Answer

**step1** Understanding the problem

The problem asks us to express the given fraction $$\dfrac {1}{3+\sqrt {2}}$$ with an integer denominator. This means we need to remove the square root from the denominator.

**step2** Identifying the method to rationalize the denominator

To remove a square root from the denominator when it's in the form of a sum or difference (like $$a+\sqrt{b}$$ or $$a-\sqrt{b}$$), we multiply both the numerator and the denominator by the conjugate of the denominator. The conjugate of $$3+\sqrt{2}$$ is $$3-\sqrt{2}$$.

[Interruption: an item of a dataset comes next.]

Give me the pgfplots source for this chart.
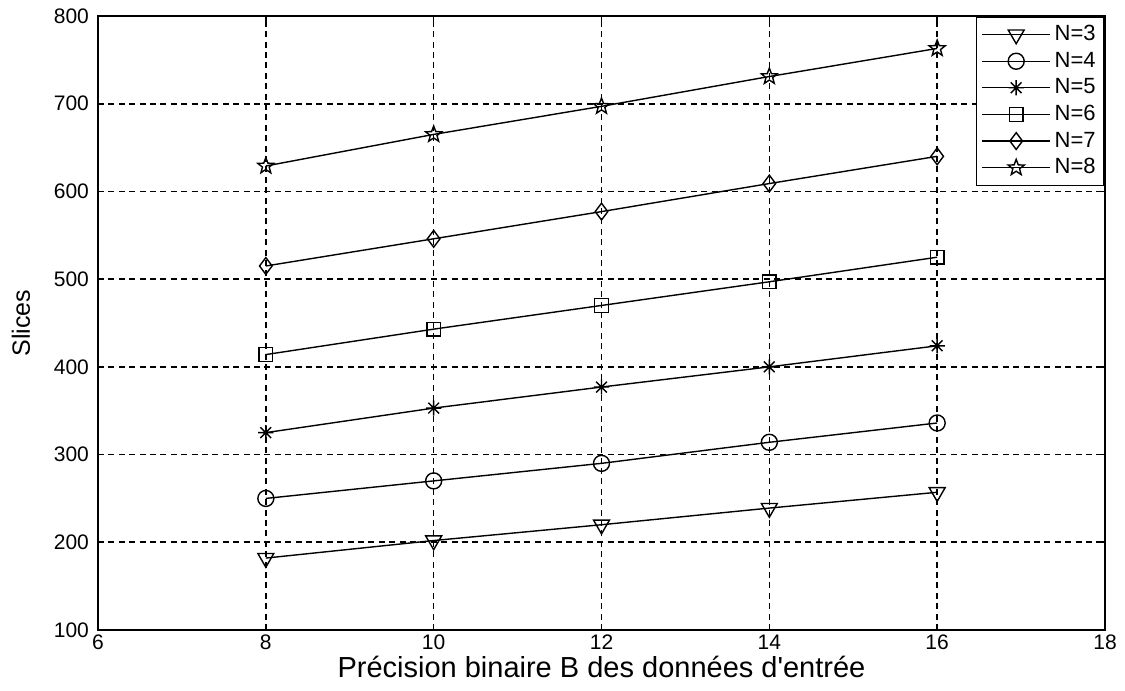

**step3** Multiplying by the conjugate

We multiply the given fraction by $$\dfrac{3-\sqrt{2}}{3-\sqrt{2}}$$.
$$ \dfrac {1}{3+\sqrt {2}} \times \dfrac{3-\sqrt{2}}{3-\sqrt{2}} $$

**step4** Simplifying the numerator

The numerator will be $$1 \times (3-\sqrt{2})$$, which is simply $$3-\sqrt{2}$$.

**step5** Simplifying the denominator

The denominator is $$(3+\sqrt{2})(3-\sqrt{2})$$. This is a difference of squares, which follows the pattern $$(a+b)(a-b) = a^2 - b^2$$.
Here, $$a=3$$ and $$b=\sqrt{2}$$.
So, the denominator becomes $$3^2 - (\sqrt{2})^2$$.
$$3^2 = 3 \times 3 = 9$$.
$$(\sqrt{2})^2 = 2$$.
Therefore, the denominator is $$9 - 2 = 7$$.

**step6** Writing the final expression

Now, we combine the simplified numerator and denominator:
$$ \dfrac{3-\sqrt{2}}{7} $$
The denominator, 7, is an integer, so we have successfully expressed the fraction with an integer denominator.